Entries with chart source code:
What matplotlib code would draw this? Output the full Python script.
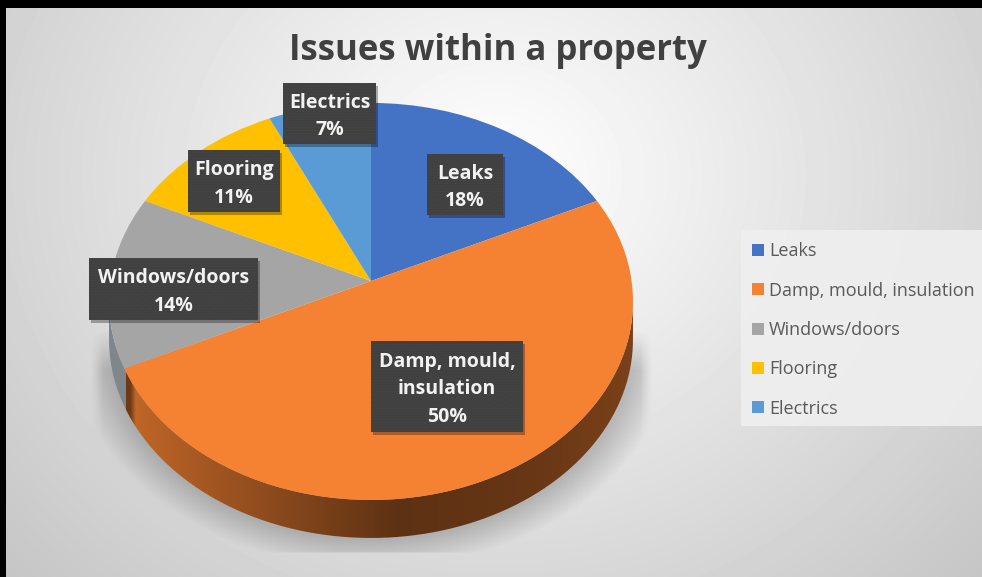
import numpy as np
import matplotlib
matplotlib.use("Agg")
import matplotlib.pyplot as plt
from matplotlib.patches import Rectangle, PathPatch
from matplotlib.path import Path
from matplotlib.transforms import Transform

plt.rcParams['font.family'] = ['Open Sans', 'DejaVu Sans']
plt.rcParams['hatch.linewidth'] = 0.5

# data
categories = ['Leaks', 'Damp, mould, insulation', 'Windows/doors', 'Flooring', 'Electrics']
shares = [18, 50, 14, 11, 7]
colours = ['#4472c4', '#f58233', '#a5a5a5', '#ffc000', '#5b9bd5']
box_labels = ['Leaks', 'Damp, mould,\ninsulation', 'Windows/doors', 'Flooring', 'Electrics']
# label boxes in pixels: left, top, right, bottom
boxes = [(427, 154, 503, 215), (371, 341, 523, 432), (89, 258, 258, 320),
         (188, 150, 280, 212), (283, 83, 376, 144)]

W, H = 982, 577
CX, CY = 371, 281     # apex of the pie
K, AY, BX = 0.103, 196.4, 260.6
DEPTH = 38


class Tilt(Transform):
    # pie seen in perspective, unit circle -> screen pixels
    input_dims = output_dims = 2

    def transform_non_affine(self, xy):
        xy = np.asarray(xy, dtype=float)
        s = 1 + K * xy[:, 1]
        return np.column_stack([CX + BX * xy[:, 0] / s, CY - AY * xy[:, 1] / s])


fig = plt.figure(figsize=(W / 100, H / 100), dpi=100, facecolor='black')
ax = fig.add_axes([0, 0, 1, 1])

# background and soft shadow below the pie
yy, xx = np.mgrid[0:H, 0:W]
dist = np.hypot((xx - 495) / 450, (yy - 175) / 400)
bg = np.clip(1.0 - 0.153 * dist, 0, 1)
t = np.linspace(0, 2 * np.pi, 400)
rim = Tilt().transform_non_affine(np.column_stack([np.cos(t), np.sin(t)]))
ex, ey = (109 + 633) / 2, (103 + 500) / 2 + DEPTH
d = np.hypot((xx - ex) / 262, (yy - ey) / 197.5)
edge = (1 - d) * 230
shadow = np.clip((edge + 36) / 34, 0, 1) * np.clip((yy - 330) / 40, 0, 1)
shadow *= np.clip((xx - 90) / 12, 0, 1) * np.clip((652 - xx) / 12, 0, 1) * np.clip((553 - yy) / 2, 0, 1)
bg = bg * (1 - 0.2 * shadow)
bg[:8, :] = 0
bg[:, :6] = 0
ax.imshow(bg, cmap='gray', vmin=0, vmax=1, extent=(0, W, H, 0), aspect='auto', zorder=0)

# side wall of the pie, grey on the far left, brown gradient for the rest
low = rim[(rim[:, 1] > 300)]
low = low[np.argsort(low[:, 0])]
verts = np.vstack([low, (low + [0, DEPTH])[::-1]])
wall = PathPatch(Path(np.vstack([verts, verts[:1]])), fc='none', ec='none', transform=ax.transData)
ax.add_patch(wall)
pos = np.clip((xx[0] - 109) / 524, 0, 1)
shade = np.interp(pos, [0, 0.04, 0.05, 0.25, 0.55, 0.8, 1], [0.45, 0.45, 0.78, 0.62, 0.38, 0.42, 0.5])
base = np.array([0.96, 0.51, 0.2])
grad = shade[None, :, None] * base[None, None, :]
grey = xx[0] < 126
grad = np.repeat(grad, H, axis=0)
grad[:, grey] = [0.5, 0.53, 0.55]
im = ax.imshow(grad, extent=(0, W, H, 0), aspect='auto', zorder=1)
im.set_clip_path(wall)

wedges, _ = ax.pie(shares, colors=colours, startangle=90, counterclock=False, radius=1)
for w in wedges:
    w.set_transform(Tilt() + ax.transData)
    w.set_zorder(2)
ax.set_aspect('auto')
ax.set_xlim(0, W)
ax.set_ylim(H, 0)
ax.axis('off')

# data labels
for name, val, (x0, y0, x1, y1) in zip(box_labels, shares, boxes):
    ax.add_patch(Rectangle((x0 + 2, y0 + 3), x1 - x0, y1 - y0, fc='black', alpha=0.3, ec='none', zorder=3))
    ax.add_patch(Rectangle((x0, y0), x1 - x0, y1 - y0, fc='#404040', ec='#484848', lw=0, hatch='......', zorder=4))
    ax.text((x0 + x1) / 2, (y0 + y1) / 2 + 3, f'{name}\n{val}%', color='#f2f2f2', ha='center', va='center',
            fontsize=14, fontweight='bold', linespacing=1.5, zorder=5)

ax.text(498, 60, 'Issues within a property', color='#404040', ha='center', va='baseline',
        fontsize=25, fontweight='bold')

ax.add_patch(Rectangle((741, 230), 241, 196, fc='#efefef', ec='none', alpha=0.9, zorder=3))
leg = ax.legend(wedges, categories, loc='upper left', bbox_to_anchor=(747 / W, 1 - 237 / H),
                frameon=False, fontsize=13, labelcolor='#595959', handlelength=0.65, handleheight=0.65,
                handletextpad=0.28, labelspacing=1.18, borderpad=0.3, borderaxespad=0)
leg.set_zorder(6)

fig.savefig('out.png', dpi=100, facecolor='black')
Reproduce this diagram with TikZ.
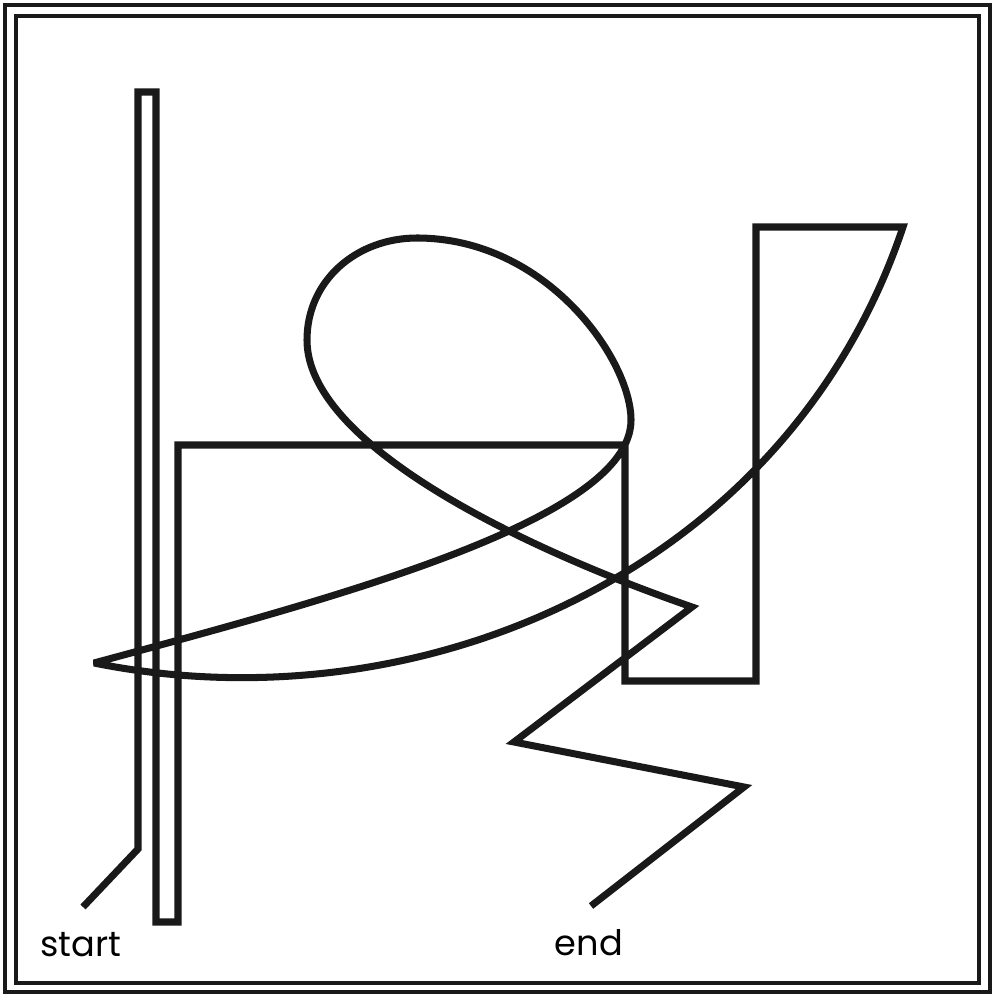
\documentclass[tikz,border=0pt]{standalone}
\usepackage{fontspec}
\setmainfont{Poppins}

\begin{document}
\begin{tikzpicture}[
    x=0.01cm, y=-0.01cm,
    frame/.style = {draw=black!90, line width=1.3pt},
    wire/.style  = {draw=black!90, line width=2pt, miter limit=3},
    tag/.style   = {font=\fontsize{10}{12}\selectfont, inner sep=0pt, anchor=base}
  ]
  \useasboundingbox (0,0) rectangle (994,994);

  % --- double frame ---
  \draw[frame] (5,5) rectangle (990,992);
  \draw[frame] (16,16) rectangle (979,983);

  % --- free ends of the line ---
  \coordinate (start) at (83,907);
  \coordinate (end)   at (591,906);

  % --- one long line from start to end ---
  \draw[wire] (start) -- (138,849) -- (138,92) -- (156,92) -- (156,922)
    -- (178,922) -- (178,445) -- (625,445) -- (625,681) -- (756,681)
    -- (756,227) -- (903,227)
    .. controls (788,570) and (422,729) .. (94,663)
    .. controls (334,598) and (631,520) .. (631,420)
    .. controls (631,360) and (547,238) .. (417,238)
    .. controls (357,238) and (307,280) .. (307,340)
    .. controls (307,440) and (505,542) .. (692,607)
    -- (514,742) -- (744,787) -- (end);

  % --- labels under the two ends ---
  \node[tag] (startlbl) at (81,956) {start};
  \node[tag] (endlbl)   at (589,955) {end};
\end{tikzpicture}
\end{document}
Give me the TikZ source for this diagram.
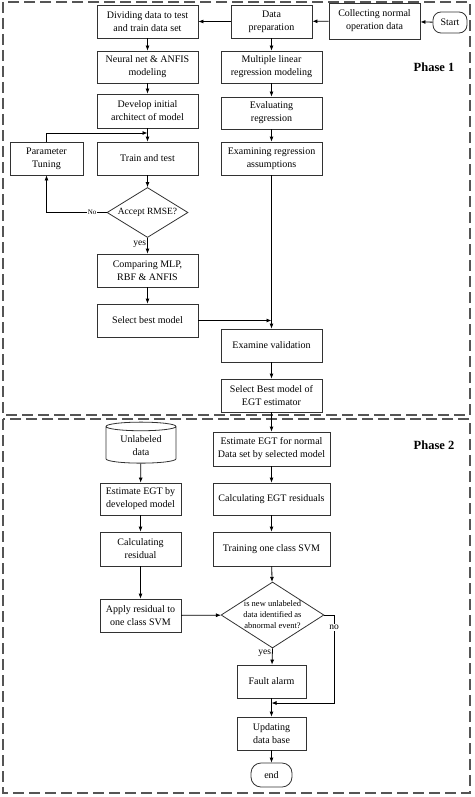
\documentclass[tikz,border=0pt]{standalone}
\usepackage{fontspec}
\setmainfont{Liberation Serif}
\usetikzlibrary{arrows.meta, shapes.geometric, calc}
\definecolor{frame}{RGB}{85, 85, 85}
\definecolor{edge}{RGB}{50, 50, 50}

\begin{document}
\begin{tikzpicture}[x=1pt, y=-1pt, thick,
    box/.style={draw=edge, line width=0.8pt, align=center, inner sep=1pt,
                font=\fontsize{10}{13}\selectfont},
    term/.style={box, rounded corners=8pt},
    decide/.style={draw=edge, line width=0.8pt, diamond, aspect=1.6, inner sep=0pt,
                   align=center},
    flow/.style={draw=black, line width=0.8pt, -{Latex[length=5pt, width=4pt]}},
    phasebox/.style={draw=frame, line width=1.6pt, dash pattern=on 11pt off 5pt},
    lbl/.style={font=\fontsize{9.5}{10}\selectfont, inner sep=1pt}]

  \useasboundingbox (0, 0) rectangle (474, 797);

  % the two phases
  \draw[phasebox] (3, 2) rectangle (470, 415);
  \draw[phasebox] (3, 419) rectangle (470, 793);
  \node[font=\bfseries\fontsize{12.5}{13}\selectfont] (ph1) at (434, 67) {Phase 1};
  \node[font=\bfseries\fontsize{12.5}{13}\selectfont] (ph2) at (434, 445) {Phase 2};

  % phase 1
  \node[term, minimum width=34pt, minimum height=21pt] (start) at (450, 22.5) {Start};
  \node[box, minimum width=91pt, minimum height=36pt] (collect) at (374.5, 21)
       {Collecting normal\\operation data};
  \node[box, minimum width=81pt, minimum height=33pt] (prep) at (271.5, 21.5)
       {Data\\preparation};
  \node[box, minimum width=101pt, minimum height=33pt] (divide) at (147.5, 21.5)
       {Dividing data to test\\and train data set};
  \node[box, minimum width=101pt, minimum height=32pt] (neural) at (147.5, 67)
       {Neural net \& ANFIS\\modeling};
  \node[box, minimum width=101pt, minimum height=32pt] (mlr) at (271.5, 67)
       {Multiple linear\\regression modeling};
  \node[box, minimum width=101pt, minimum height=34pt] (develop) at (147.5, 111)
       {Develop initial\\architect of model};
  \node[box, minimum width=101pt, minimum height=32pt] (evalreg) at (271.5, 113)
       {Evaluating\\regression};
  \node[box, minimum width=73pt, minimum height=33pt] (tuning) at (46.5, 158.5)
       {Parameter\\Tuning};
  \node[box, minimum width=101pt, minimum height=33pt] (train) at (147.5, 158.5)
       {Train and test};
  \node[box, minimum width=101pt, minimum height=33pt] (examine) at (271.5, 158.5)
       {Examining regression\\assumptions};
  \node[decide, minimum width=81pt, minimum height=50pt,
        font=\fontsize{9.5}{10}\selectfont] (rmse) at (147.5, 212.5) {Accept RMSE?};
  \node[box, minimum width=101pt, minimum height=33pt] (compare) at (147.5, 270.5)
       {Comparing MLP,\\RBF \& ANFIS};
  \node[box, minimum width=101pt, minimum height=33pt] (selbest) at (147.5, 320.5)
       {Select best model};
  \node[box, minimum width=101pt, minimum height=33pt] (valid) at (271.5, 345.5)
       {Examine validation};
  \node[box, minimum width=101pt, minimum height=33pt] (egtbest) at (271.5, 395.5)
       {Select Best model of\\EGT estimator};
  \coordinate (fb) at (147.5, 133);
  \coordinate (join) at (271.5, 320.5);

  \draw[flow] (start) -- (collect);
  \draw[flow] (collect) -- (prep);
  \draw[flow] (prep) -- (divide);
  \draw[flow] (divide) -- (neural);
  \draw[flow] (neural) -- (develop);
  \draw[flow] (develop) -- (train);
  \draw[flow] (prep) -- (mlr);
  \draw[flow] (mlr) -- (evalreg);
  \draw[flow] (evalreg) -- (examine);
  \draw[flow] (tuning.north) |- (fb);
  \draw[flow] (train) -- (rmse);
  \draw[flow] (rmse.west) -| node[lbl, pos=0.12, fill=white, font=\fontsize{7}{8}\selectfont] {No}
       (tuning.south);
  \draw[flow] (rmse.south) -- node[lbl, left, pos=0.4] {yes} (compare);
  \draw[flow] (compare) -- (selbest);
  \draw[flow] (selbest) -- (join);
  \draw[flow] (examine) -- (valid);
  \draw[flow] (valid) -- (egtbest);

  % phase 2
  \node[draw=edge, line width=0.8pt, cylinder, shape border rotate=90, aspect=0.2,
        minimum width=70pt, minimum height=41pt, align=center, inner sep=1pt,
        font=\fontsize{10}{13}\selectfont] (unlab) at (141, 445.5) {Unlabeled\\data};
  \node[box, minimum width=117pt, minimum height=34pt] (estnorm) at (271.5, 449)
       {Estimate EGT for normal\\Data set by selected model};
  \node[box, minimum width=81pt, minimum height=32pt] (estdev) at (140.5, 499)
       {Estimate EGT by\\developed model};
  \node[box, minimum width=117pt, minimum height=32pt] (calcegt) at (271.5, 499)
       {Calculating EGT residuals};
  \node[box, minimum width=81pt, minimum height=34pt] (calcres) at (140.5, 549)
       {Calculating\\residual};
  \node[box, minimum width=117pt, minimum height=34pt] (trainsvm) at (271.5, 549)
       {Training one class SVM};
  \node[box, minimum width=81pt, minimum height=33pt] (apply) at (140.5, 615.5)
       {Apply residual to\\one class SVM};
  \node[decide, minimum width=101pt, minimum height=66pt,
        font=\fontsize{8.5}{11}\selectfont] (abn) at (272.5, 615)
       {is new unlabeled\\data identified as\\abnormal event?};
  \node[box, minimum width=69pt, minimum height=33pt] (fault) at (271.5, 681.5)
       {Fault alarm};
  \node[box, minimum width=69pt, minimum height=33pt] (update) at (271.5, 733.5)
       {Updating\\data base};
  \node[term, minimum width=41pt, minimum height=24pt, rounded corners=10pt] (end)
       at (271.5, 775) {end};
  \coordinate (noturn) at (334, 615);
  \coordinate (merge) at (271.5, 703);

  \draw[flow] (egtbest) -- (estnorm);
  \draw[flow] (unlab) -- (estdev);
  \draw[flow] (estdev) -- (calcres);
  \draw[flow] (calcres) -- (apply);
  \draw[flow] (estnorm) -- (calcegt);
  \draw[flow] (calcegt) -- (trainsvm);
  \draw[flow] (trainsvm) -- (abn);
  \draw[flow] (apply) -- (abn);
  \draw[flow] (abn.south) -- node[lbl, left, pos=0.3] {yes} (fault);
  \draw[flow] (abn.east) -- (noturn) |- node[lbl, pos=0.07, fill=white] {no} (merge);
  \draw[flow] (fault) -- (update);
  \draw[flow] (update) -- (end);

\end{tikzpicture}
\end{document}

- **Written instruction**: Repeat the lines from where the entries begin to the line with "plt.rcParams['hatch.linewidth'] = 0.5", both included. Any picture is left out.

- **Solution for this problem**:
What matplotlib code would draw this? Output the full Python script.
import numpy as np
import matplotlib
matplotlib.use("Agg")
import matplotlib.pyplot as plt
from matplotlib.patches import Rectangle, PathPatch
from matplotlib.path import Path
from matplotlib.transforms import Transform

plt.rcParams['font.family'] = ['Open Sans', 'DejaVu Sans']
plt.rcParams['hatch.linewidth'] = 0.5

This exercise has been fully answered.